What about the 2026 updates?
Whispers in the industry, particularly from analysts like Ross Young who tracks display supply chains, suggest Apple is looking at higher refresh rates or localized dimming for future iterations. But right now, the current Apple Studio Display remains the benchmark for color accuracy and pixel density in this price bracket. It’s a "buy it once and use it for ten years" kind of product.
Actionable Steps for Potential Buyers
If you’re on the fence, do these three things before hitting "buy":
- Check your lighting: Look at your desk at 2:00 PM. If the sun hits your screen directly, budget for the nano-texture glass. If not, save your money.

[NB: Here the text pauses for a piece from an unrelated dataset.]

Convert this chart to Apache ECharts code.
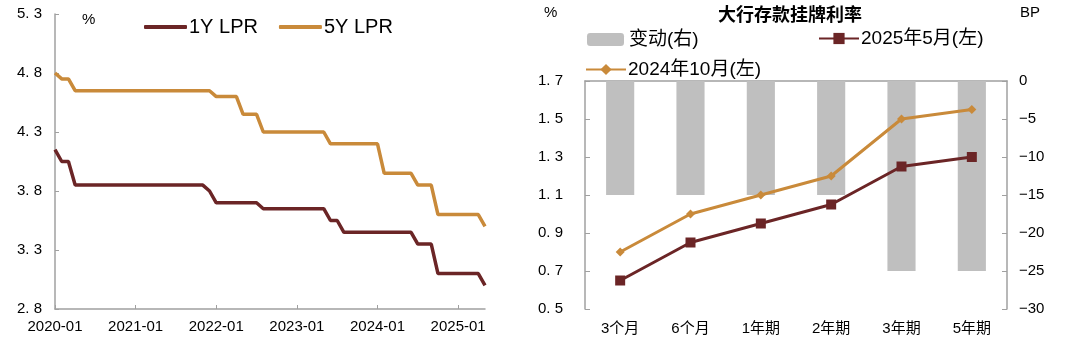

- Measure your eye level: If you are tall or use a standing desk, the basic tilt-only stand will likely be too low. You’ll end up stacking it on a pile of books, which looks terrible. Spring for the height-adjustable stand or get the VESA mount version and a third-party arm like an Ergotron.
- Audit your cables: Ensure your Mac supports Thunderbolt 3 or 4. Older Macs or some Windows PCs with basic USB-C won’t be able to drive the full 5K resolution, and you’ll be left with a very expensive 1080p monitor.
The Studio Display isn't a gaming monitor. It's not a budget pick. It is a specialized tool for people who spend their lives looking at pixels and need those pixels to be perfect. If that's you, there isn't really a better option on the market today.